Мелкие детали и особенности этих выборов принадлежат не мировой, а местной или приходской истории, поэтому не будем задерживаться на новых беспорядках в Гренобле или Безансоне, на кровопролитии на улицах Ренна и - в результате него - шествии "бретонских юношей" с воззванием от своих матерей, сестер и невест, на других подобных происшествиях. Повсюду повторяется одна и та же печальная история с незначительными вариациями. Вновь созванный парламент (как в Безансоне), оторопевший перед махиной Генеральных штатов, которую сам же и вызвал к жизни, бросается с большей или меньшей отвагой вперед, чтобы остановить ее, но, увы! тут же оказывается опрокинутым, выброшенным вон, потому что новая народная сила умеет пользоваться не только словами, но и камнями! А иначе - а может быть, и вместе с тем - дворянское сословие, как в Бретани, заранее свяжет третье сословие, чтобы оно не нанесло вреда старым привилегиям. Но связать третье сословие, как бы это дело ни было хорошо подготовлено, невозможно, потому что эта махина Бриарей[182] рвет ваши веревки, как зеленый тростник. Связать? Увы, господа! Что будет с вашими рыцарскими рапирами, отвагой и турнирами; подумайте, чему и кому они будут служить? В сердце плебея также течет красная кровь, и она не бледнеет при взгляде даже на вас; шестьсот "бретонских дворян, собравшихся с оружием в руках во францисканском монастыре в Ренне" и просидевших в нем 72 часа, вышли более благоразумными, чем вошли. Вся молодежь Нанта, вся молодежь Анжера, вся Бретань всколыхнулась, "матери, сестры и невесты" кричали им вслед: "Вперед!" Но даже бретонское дворянство вынуждено разрешить обезумевшему миру идти своим путем.

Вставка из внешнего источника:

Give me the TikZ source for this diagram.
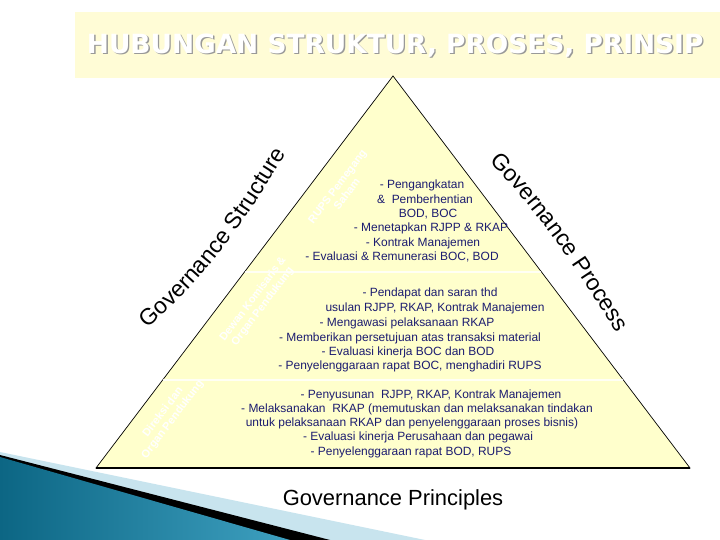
\documentclass[tikz,border=0pt]{standalone}
\usepackage{fontspec}
\setmainfont{Liberation Sans}
\newfontfamily\titlefam{DejaVu Sans}
\usetikzlibrary{decorations.text}
\definecolor{navytxt}{RGB}{28,28,112}
\definecolor{triyellow}{RGB}{255,255,204}
\definecolor{bandyellow}{RGB}{255,252,214}
\definecolor{tealdark}{RGB}{12,102,132}
\definecolor{teallight}{RGB}{62,160,192}
\definecolor{paleblue}{RGB}{200,228,238}
\newcommand\govsidefont{\fontsize{23}{23}\selectfont}
\begin{document}
\begin{tikzpicture}[x=1bp,y=1bp,
  tline/.style={font=\fontsize{12}{14}\selectfont, text=navytxt, inner sep=0pt, text height=8.6bp, text depth=2.5bp},
  ghost/.style={font=\fontsize{11}{12}\selectfont\bfseries, text=white, align=center, inner sep=0pt, rotate=53},
  ttl/.style={font=\titlefam\bfseries\fontsize{26.5}{28}\selectfont, inner sep=0pt},
  sepline/.style={white, line width=1.2bp, opacity=0.8}
]
\useasboundingbox (0,0) rectangle (720,540);
\fill[white] (0,0) rectangle (720,540);
% swoosh bottom-left
\fill[paleblue] (0,88) -- (425,0) -- (0,0) -- cycle;
\fill[black] (0,85) -- (330,0) -- (0,0) -- cycle;
\shade[left color=tealdark, right color=teallight] (0,83) -- (290,0) -- (0,0) -- cycle;
% title band
\fill[bandyellow] (75,462) rectangle (720,528);
% pyramid
\coordinate (apex) at (393,464);
\coordinate (bl) at (96,72);
\coordinate (br) at (690,72);
\filldraw[fill=triyellow, draw=black, line width=0.7bp] (apex) -- (bl) -- (br) -- cycle;
\draw[black, line width=1.1bp] (bl) -- (br);
\draw[sepline] (245,268) -- (541,268);
\draw[sepline] (163,160) -- (623,160);
% ghost labels
\node[ghost] (g1) at (342,350) {RUPS Pemegang\\Saham};
\node[ghost] (g2) at (258,237) {Dewan Komisaris \&\\Organ Pendukung};
\node[ghost] (g3) at (168,124) {Direksi dan\\Organ Pendukung};
% title with shadow
\node[ttl, text=black!40] (ts) at (396.6,493.4) {HUBUNGAN STRUKTUR, PROSES, PRINSIP};
\node[ttl, text=white] (title) at (395.2,494.8) {HUBUNGAN STRUKTUR, PROSES, PRINSIP};
% side titles
\path[decorate, decoration={text along path, text align=center, text={|\govsidefont|Governance Structure}}]
  (138,204) to[out=40,in=238] (293,397);
\path[decorate, decoration={text along path, text align=center, text={|\govsidefont|Governance Process}}]
  (479,389) to[out=-45,in=123] (625,195);
% block 1
\foreach \x/\y/\t [count=\i] in {422/355/{- Pengangkatan}, 425/340/{\&\ \ Pemberhentian}, 428/326/{BOD, BOC}, 431/312/{- Menetapkan RJPP \& RKAP}, 423/297/{- Kontrak Manajemen}, 402/283/{- Evaluasi \& Remunerasi BOC, BOD}}
  \node[tline] (a\i) at (\x,\y) {\t};
% block 2
\foreach \x/\y/\t [count=\i] in {430/247/{- Pendapat dan saran thd}, 435/232/{usulan RJPP, RKAP, Kontrak Manajemen}, 407/217/{- Mengawasi pelaksanaan RKAP}, 410/202/{- Memberikan persetujuan atas transaksi material}, 408/188/{- Evaluasi kinerja BOC dan BOD}, 410/174/{- Penyelenggaraan rapat BOC, menghadiri RUPS}}
  \node[tline] (b\i) at (\x,\y) {\t};
% block 3
\foreach \x/\y/\t [count=\i] in {431/145/{- Penyusunan\ \ RJPP, RKAP, Kontrak Manajemen}, 417/131/{- Melaksanakan\ \ RKAP (memutuskan dan melaksanakan tindakan}, 412/117/{untuk pelaksanaan RKAP dan penyelenggaraan proses bisnis)}, 418/103/{- Evaluasi kinerja Perusahaan dan pegawai}, 411/88/{- Penyelenggaraan rapat BOD, RUPS}}
  \node[tline] (c\i) at (\x,\y) {\t};
% principles
\node[font=\fontsize{22}{24}\selectfont, inner sep=0pt] (gp) at (393,40) {Governance Principles};
\end{tikzpicture}
\end{document}
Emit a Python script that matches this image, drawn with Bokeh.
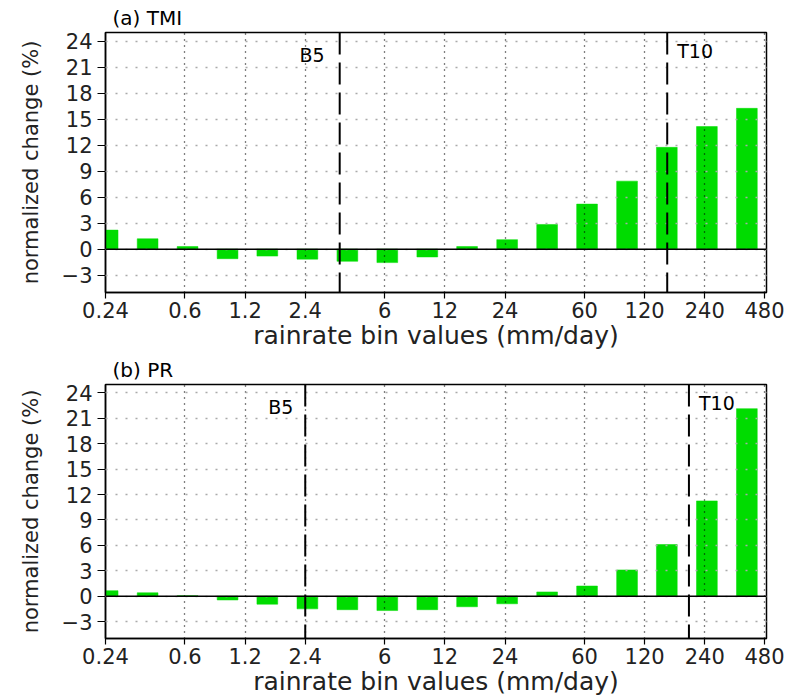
from bokeh.plotting import figure
from bokeh.models import Range1d, FixedTicker, Span, Label, ColumnDataSource
from bokeh.layouts import column
from bokeh.embed import file_html
from bokeh.resources import INLINE

# ---------------- data ----------------
bin_centers = [0.246, 0.39, 0.618, 0.98, 1.55, 2.46, 3.9, 6.18, 9.8, 15.5,
               24.6, 39.0, 61.8, 98.0, 155.0, 246.0, 390.0]
tmi_change = [2.2, 1.2, 0.3, -1.1, -0.8, -1.15, -1.4, -1.55, -0.9, 0.3,
              1.1, 2.85, 5.2, 7.85, 11.75, 14.15, 16.25]
pr_change = [0.65, 0.4, 0.05, -0.45, -0.95, -1.5, -1.6, -1.7, -1.6, -1.25,
             -0.9, 0.5, 1.2, 3.1, 6.1, 11.25, 22.15]
x_ticks = [0.24, 0.6, 1.2, 2.4, 6, 12, 24, 60, 120, 240, 480]
x_tick_labels = ["0.24", "0.6", "1.2", "2.4", "6", "12", "24", "60", "120", "240", "480"]
y_ticks = [-3, 0, 3, 6, 9, 12, 15, 18, 21, 24]
tmi_b5, tmi_t10 = 3.57, 155.7
pr_b5, pr_t10 = 2.4, 200.0
panel_titles = ["(a)  TMI", "(b)  PR"]

FONT = "DejaVu Sans"
BAR_HALF = 10 ** 0.052
X_MIN, X_MAX, Y_MIN, Y_MAX = 0.24, 489, -5, 25


def make_panel(title, values, b5, t10, height, top, bottom, b5_off, t10_off):
    p = figure(width=784, height=height, x_axis_type="log",
               x_range=Range1d(X_MIN, X_MAX), y_range=Range1d(Y_MIN, Y_MAX),
               output_backend="svg", toolbar_location=None,
               min_border_left=105, min_border_right=18,
               min_border_top=top, min_border_bottom=bottom)
    p.background_fill_color = "white"
    p.border_fill_color = "white"
    p.outline_line_color = "black"
    p.outline_line_width = 1.5

    src = ColumnDataSource(dict(
        left=[c / BAR_HALF for c in bin_centers],
        right=[c * BAR_HALF for c in bin_centers],
        top=[max(v, 0) for v in values],
        bottom=[min(v, 0) for v in values],
    ))
    p.quad(left="left", right="right", top="top", bottom="bottom", source=src,
           fill_color="#00dc00", line_color="#00dc00", line_width=0.5)

    # title
    p.title.text = title
    p.title.text_font = FONT
    p.title.text_font_size = "20px"
    p.title.text_font_style = "normal"
    p.title.text_color = "black"
    p.title.align = "left"
    p.title.offset = 7
    p.title.standoff = 5

    # axes
    p.xaxis.ticker = FixedTicker(ticks=x_ticks)
    p.xaxis.major_label_overrides = {t: l for t, l in zip(x_ticks, x_tick_labels)}
    p.yaxis.ticker = FixedTicker(ticks=y_ticks)
    for ax in (p.xaxis, p.yaxis):
        ax.axis_line_color = "black"
        ax.axis_line_width = 1.5
        ax.major_tick_line_color = "black"
        ax.major_tick_line_width = 1.2
        ax.major_tick_in = 0
        ax.minor_tick_in = 0
        ax.minor_tick_out = 0
        ax.major_label_text_font = FONT
        ax.major_label_text_font_size = "21px"
        ax.major_label_text_color = "#222222"
        ax.axis_label_text_font = FONT
        ax.axis_label_text_font_style = "normal"
        ax.axis_label_text_color = "#222222"
    p.xaxis.major_tick_out = 6
    p.yaxis.major_tick_out = 8
    p.xaxis.major_label_standoff = 3
    p.yaxis.major_label_standoff = 5
    p.xaxis.axis_label = "rainrate bin values (mm/day)"
    p.yaxis.axis_label = "normalized change (%)"
    p.xaxis.axis_label_text_font_size = "25px"
    p.yaxis.axis_label_text_font_size = "21px"
    p.xaxis.axis_label_standoff = 0
    p.yaxis.axis_label_standoff = 16

    # grids
    p.xgrid.ticker = FixedTicker(ticks=x_ticks)
    p.xgrid.grid_line_color = "black"
    p.xgrid.grid_line_dash = "1 5"
    p.xgrid.grid_line_width = 1.3
    p.xgrid.level = "overlay"
    p.ygrid.ticker = FixedTicker(ticks=y_ticks)
    p.ygrid.grid_line_color = "#aaaaaa"
    p.ygrid.grid_line_dash = "2 8"
    p.ygrid.grid_line_width = 1.3
    p.ygrid.level = "overlay"

    # thresholds and zero line (drawn above the grids)
    for loc in (b5, t10):
        p.add_layout(Span(location=loc, dimension="height", line_color="black",
                          line_width=2, line_dash="22 8", level="overlay"))
    p.add_layout(Span(location=0, dimension="width", line_color="black",
                      line_width=1.5, line_dash="solid", level="overlay"))
    p.add_layout(Label(x=b5, y=23.7, x_offset=b5_off, text="B5", text_align="right",
                       text_baseline="top", text_font=FONT, text_font_size="19px",
                       text_color="black"))
    p.add_layout(Label(x=t10, y=24.1, x_offset=t10_off, text="T10", text_align="left",
                       text_baseline="top", text_font=FONT, text_font_size="19px",
                       text_color="black"))
    return p


p1 = make_panel(panel_titles[0], tmi_change, tmi_b5, tmi_t10, 353, 32, 61, -15, 10)
p2 = make_panel(panel_titles[1], pr_change, pr_b5, pr_t10, 346, 25, 61, -12, 10)

layout = column(p1, p2, spacing=0)
open("out.html", "w").write(file_html(layout, INLINE))
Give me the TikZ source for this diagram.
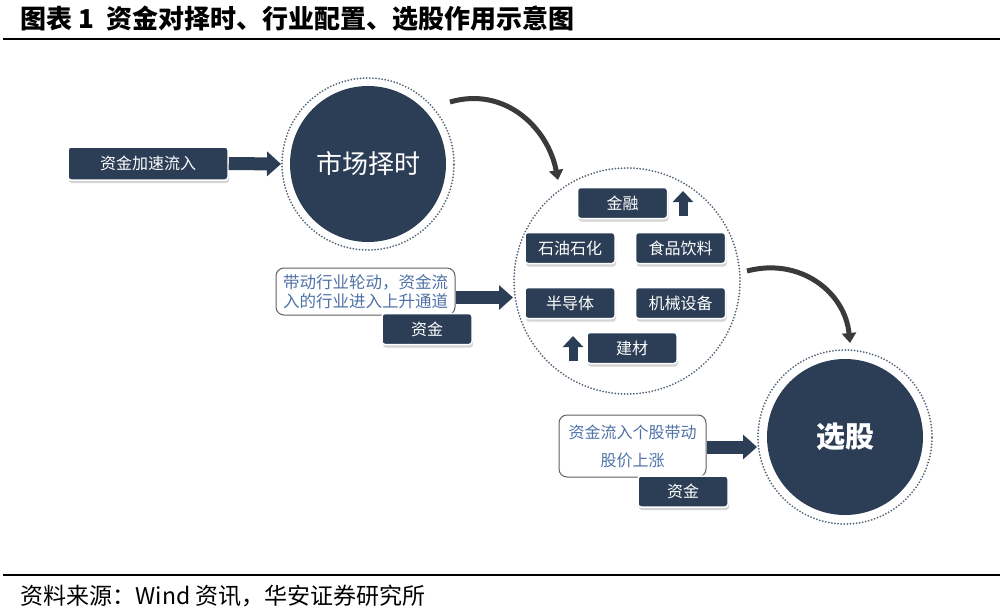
\documentclass[tikz,border=0pt]{standalone}
\usepackage{fontspec}
\setmainfont{Noto Sans CJK SC}
\usetikzlibrary{arrows.meta, shadows}
\definecolor{navy}{RGB}{44, 62, 86}
\definecolor{curvegray}{RGB}{58, 58, 58}
\definecolor{noteblue}{RGB}{79, 114, 168}

\begin{document}
\begin{tikzpicture}[x=1pt,y=-1pt,
		box/.style={draw=white,line width=1.5pt,fill=navy,rounded corners=3pt,text=white,
			minimum width=90pt,minimum height=31pt,inner sep=0pt,font=\fontsize{16}{16}\selectfont,
			drop shadow={shadow xshift=1pt,shadow yshift=-3pt,opacity=0.35}},
		note/.style={draw=gray!75!black,line width=1pt,fill=white,rounded corners=8pt,text=noteblue,
			align=center,inner sep=0pt},
		disc/.style={circle,fill=navy,text=white,minimum size=156pt,inner sep=0pt},
		ring/.style={circle,draw=navy!80,line width=2pt,dash pattern=on 0pt off 3.1pt,line cap=round,inner sep=0pt},
		blockarrow/.style={navy,line width=13pt,-{Triangle[length=14pt,width=24pt]}},
		uparrow/.style={navy,line width=9pt,-{Triangle[length=11pt,width=20pt]}},
		curvearrow/.style={curvegray,line width=5pt,-{Triangle[length=10pt,width=14pt]}}]
	\useasboundingbox (0,0) rectangle (1005,614);
	% title and source
	\node[anchor=west,font=\fontsize{26}{26}\selectfont\bfseries] (title) at (17,19) {图表 1\hspace{12pt}资金对择时、行业配置、选股作用示意图};
	\draw[line width=1.3pt] (3,39) -- (1000,39);
	\draw[line width=1.3pt] (3,575) -- (1000,575);
	\node[anchor=west,font=\fontsize{23}{23}\selectfont] (source) at (17,596) {资料来源：Wind 资讯，华安证券研究所};
	% circles
	\node[ring,minimum size=172pt] (timingring) at (368,164) {};
	\node[disc,font=\fontsize{26}{26}\selectfont] (timing) at (368,164) {市场择时};
	\node[ring,minimum size=226pt] (sectors) at (627,281) {};
	\node[ring,minimum size=174pt] (pickring) at (845,437) {};
	\node[disc,font=\fontsize{29}{29}\selectfont\bfseries] (pick) at (845,437) {选股};
	% market timing
	\node[box,minimum width=160pt,minimum height=33pt] (inflow) at (148,163.5) {资金加速流入};
	\draw[blockarrow] (inflow.east) -- (timingring.west);
	% sectors
	\node[box] (finance) at (622.5,203) {金融};
	\node[box] (petro) at (570,248) {石油石化};
	\node[box] (food) at (680.5,248) {食品饮料};
	\node[box] (semi) at (570,303) {半导体};
	\node[box] (machine) at (680.5,303) {机械设备};
	\node[box] (build) at (632,348) {建材};
	\draw[uparrow] (683,216) -- (683,191);
	\draw[uparrow] (573,361) -- (573,336);
	% rotation
	\node[note,minimum width=179pt,minimum height=47pt,font=\fontsize{16.5}{19}\selectfont] (rotation) at (365.5,291.5) {带动行业轮动，资金流\\入的行业进入上升通道};
	\node[box] (fund1) at (427,329) {资金};
	\draw[blockarrow] ([yshift=-6pt]rotation.east) -- ([yshift=-6pt]rotation.east -| sectors.west);
	% stock picking
	\node[note,minimum width=147pt,minimum height=62pt,font=\fontsize{16}{28}\selectfont] (picknote) at (632.5,446) {资金流入个股带动\\股价上涨};
	\node[box] (fund2) at (683,491.5) {资金};
	\draw[blockarrow] ([yshift=-1pt]picknote.east) -- ([yshift=-1pt]picknote.east -| pickring.west);
	% curved arrows
	\coordinate (c1s) at (450,102);
	\coordinate (c1e) at (558,180);
	\coordinate (c2s) at (747,271);
	\coordinate (c2e) at (850,343);
	\draw[curvearrow] (c1s) .. controls (505,86) and (548,128) .. (c1e);
	\draw[curvearrow] (c2s) .. controls (800,257) and (845,292) .. (c2e);
\end{tikzpicture}
\end{document}
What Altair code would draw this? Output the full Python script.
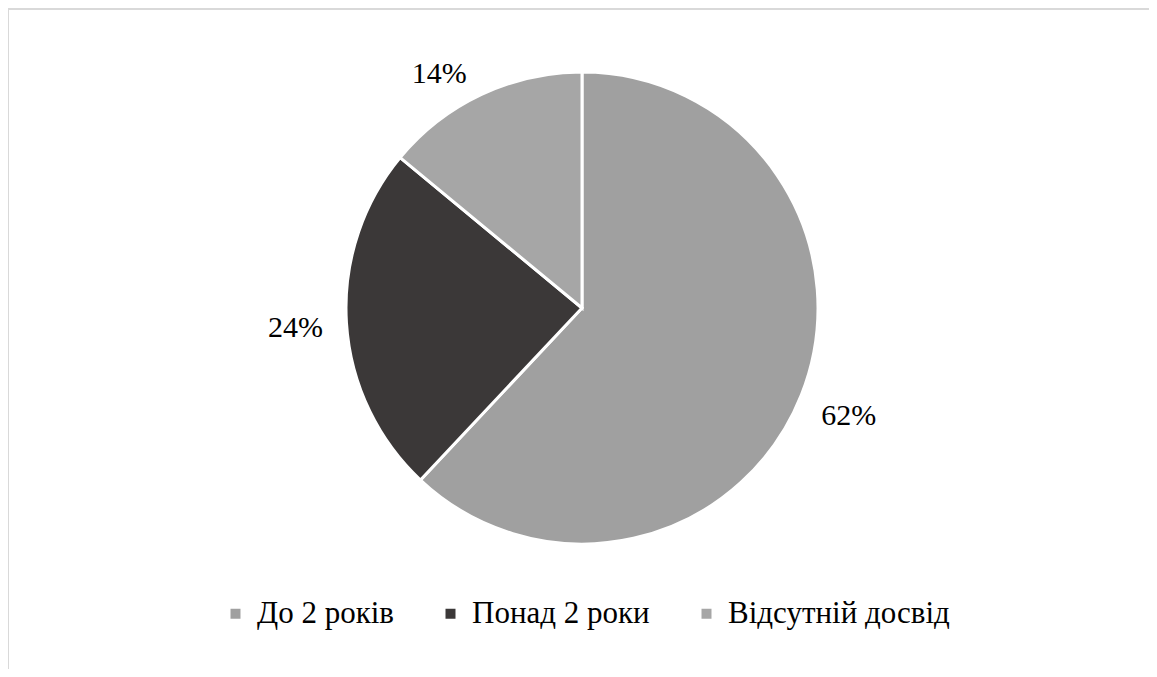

В других провинциях дворянство с такой же готовностью предпочитает придерживаться тактики протестов, составляет хорошо отредактированные "наказы о жалобах и нуждах", пишет и произносит сатирические памфлеты. Так идут дела в Провансе, куда помчался из Парижа Габриель Оноре Рикетти, граф де Мирабо, чтобы вовремя сказать свое слово. В Провансе привилегированное сословие, поддержанное своим парламентом в Эксе, обнаруживает, что подобные нововведения, пусть и предписанные королевским эдиктом, наносят вред нации и, что еще более бесспорно, "унижают достоинство дворянства". А когда Мирабо громко протестует, это самое дворянство, невзирая на ужасный шум снаружи и внутри, просто решает изгнать его из своего собрания. Никаким другим способом, даже удачной дуэлью, не удалось бы разделаться С этим неистовым и гордым человеком. Итак, он изгнан.